The companies that do this work consistently produce transformations that beat the widely-cited 70% failure rate. The companies that do not produce another impressive deck and another quarterly review and another transformation funeral.

The language layer is not soft. It is the operating system. Run a vocabulary audit this week. You will be surprised at what you hear when you actually listen.


Frequently Asked Questions

What is transformation language?

Transformation language is concrete, behavior-specific vocabulary that translates strategic intent into observable action. Unlike corporate jargon, which optimizes for unobjectionability and produces nodding rather than execution, transformation language deliberately uses uncomfortable specificity that surfaces disagreement, exposes the real work, and tells front-line teams exactly what to do differently.

What is the difference between a transformation ritual and a tradition?

A ritual is a recurring action designed to reinforce a specific behavior. A tradition is a recurring action performed because it has always been performed. The two often look identical from the outside, which is why most organizations mistake their traditions for rituals. The simple test: if you cannot articulate the specific behavior the recurring action is designed to reinforce, you are looking at a tradition, not a ritual.

What is the difference between a deliverable and a transformation artifact?

A deliverable is a document, deck, or report produced for review — often beautifully formatted, executive-approved, and ultimately decorative. An artifact is physical or operational evidence that behavior has actually changed: a new process running in production, a metric moving in the right direction, a workflow that visibly operates differently. Deliverables can be faked. Artifacts cannot.

Why does transformation require a different cadence than the standard business rhythm?

Because the standard business rhythm — quarterly reviews, monthly all-hands, weekly staff meetings — is the rhythm that produced the conditions transformation is meant to fix. Operating transformation on the same tempo guarantees the same outcomes. Successful transformation requires a parallel cadence with daily standups, weekly battle reviews, and biweekly velocity assessments, with different participants and different decision authority than the standard business rhythm.

What does “culture eats strategy” actually mean for transformation work?

Culture is the language layer made permanent. The operative vocabulary inside an organization defines what employees can think about, measure, defend, and refuse. Any strategy whose vocabulary the existing culture does not share will be defeated by that culture, regardless of strategic quality. Successful transformations therefore change the operative vocabulary first and the operating model second.

How do you transform a service business when the value is intangible?

By forcing concretization. Every abstract service-quality term must be translated into a specific, observable, measurable behavior. “Customer experience” becomes “first-call resolution rate.” “Engagement” becomes “voluntary feature adoption within thirty days.” Abstract metrics produce abstract management. Service businesses that resist concretization remain stuck in philosophical discussions about experience while their competitors quietly execute on numbers.

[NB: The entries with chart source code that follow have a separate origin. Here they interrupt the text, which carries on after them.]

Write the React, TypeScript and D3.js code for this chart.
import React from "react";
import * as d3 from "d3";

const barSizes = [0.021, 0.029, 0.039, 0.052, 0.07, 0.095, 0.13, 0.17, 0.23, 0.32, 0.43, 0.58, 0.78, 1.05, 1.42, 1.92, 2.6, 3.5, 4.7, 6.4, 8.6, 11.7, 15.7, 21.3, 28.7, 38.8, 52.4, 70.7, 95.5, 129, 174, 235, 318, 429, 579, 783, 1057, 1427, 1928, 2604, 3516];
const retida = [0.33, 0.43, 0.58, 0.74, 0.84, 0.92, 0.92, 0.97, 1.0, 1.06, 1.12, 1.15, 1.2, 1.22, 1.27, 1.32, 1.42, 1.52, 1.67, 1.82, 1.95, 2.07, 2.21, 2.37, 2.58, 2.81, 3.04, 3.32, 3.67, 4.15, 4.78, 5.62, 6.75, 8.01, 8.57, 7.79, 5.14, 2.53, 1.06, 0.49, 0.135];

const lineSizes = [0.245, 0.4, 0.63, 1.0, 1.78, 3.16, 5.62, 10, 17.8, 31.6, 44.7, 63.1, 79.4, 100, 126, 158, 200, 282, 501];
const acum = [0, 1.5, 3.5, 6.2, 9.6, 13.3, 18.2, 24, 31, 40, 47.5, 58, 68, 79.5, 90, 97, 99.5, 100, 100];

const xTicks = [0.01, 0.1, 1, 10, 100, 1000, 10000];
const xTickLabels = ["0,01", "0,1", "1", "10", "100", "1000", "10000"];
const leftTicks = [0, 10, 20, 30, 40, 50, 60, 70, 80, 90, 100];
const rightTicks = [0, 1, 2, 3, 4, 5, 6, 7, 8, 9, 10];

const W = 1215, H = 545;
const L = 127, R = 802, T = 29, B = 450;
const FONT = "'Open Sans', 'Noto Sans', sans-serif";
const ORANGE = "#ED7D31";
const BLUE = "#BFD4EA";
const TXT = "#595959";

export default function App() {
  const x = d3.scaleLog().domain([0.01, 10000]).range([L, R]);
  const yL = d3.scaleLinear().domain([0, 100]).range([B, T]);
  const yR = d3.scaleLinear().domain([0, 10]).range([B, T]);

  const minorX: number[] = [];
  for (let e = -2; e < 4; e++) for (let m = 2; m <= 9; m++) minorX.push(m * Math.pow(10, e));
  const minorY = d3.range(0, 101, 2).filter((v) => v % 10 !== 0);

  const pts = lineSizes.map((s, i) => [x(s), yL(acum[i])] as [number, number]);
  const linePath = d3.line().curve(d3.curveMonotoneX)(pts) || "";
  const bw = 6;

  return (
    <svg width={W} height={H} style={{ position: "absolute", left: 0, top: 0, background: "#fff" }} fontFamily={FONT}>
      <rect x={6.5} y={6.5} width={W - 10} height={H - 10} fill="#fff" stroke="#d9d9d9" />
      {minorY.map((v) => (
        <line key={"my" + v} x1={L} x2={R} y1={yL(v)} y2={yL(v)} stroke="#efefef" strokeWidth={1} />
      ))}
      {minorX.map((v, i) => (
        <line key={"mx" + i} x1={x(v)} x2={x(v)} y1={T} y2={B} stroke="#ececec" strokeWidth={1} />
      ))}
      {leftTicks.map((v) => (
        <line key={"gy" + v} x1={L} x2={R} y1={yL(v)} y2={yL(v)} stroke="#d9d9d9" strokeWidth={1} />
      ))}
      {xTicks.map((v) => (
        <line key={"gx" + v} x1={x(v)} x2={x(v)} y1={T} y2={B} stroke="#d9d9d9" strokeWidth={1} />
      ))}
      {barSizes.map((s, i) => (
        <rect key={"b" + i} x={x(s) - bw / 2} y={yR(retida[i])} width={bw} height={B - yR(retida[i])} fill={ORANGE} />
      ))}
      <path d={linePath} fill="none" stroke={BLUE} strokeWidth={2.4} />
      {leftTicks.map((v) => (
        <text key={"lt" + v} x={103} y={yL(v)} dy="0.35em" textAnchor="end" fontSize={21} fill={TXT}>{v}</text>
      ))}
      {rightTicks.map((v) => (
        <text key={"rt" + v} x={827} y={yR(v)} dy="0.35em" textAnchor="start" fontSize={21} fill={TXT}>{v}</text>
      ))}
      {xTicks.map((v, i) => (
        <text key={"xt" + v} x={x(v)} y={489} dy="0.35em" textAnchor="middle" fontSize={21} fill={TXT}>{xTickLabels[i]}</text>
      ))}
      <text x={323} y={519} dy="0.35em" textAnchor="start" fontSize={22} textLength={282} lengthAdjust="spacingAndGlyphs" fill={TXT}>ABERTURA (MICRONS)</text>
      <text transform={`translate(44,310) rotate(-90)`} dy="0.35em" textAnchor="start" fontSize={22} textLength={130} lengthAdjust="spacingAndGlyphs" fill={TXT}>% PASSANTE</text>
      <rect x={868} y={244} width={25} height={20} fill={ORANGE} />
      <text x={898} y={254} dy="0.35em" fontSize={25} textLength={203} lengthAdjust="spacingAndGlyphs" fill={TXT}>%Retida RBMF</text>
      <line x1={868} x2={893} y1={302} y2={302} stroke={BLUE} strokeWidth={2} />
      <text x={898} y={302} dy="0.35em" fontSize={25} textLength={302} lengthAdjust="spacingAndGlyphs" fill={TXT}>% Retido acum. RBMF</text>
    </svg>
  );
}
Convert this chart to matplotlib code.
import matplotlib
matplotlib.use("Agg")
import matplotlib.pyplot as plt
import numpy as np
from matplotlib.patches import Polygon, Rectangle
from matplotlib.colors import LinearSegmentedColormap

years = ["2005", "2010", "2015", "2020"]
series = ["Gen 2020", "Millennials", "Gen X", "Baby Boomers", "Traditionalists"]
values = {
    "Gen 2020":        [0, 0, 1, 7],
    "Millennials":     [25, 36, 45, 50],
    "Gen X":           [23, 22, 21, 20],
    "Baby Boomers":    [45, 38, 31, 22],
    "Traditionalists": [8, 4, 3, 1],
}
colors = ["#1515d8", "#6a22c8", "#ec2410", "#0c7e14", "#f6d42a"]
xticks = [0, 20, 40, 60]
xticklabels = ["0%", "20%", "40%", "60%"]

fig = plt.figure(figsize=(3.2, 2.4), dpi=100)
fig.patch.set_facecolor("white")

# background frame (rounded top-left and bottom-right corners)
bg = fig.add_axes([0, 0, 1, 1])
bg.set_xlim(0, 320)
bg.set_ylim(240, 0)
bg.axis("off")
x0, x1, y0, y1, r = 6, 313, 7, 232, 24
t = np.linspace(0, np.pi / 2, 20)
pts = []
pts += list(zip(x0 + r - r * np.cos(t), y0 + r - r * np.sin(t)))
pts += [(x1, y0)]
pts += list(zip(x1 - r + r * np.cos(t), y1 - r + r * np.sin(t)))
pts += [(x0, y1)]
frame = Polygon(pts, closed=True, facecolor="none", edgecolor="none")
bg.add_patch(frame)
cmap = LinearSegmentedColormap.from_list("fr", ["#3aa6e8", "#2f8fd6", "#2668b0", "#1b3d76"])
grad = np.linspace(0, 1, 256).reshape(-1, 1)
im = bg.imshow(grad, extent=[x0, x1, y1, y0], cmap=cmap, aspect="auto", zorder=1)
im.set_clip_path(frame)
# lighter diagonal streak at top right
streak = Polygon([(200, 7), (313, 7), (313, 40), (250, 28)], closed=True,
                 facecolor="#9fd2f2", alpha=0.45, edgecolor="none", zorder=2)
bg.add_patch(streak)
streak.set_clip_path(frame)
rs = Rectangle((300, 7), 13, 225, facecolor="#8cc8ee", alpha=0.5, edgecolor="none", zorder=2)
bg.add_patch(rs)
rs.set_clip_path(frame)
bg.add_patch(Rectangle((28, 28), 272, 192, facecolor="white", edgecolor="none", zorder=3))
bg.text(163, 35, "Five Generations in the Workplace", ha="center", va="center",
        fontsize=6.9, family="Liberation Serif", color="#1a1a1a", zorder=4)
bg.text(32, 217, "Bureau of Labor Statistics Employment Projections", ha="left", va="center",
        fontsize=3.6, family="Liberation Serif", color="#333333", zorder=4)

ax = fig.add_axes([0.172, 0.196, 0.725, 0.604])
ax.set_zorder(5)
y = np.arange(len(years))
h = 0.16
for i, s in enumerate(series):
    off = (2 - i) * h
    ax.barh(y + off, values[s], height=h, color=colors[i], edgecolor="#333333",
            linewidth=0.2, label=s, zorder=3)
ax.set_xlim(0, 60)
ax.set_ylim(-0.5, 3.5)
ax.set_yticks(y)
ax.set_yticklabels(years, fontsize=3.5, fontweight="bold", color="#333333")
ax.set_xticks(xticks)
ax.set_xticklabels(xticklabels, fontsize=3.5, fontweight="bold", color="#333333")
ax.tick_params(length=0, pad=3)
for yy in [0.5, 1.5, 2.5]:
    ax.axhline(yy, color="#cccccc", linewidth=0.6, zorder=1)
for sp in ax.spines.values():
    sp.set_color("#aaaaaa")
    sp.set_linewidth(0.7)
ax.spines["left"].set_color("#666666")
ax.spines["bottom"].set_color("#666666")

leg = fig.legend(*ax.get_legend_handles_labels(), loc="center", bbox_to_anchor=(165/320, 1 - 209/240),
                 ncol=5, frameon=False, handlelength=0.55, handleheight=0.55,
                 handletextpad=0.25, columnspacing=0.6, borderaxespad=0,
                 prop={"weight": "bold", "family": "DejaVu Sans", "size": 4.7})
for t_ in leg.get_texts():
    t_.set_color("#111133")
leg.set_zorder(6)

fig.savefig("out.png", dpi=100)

What is a vocabulary audit and how often should it be run?

A vocabulary audit is a structured review of the actual language in use across transformation charters, leadership decks, all-hands meetings, and recurring rituals. The audit identifies abstract terms producing nodding without action and translates them into concrete behavioral specifications. Run it quarterly at minimum, with monthly spot-checks during active transformation phases.

How is change communication different from Decision Velocity Framework communication?

Change communication is broadcast-oriented and slow — it tells the organization what is happening. Decision Velocity Framework communication is decision-oriented and fast — it tells the organization what decision is being made by Friday and what each person needs to do today. One is a newsletter. The other is a battle plan. Most transformations default to the first when the work requires the second.


About the Author

Todd Hagopian is the founder of Stagnation Assassins, author of The Unfair Advantage: Weaponizing the Hypomanic Toolbox, and founder of the Stagnation Intelligence Agency. He has transformed businesses at Berkshire Hathaway, Illinois Tool Works, Whirlpool Corporation, and JBT Marel, generating over $2 billion in shareholder value. His methodologies have been published on SSRN and featured in Forbes, Fox Business, The Washington Post, and NPR. Connect with Todd on LinkedIn or Twitter.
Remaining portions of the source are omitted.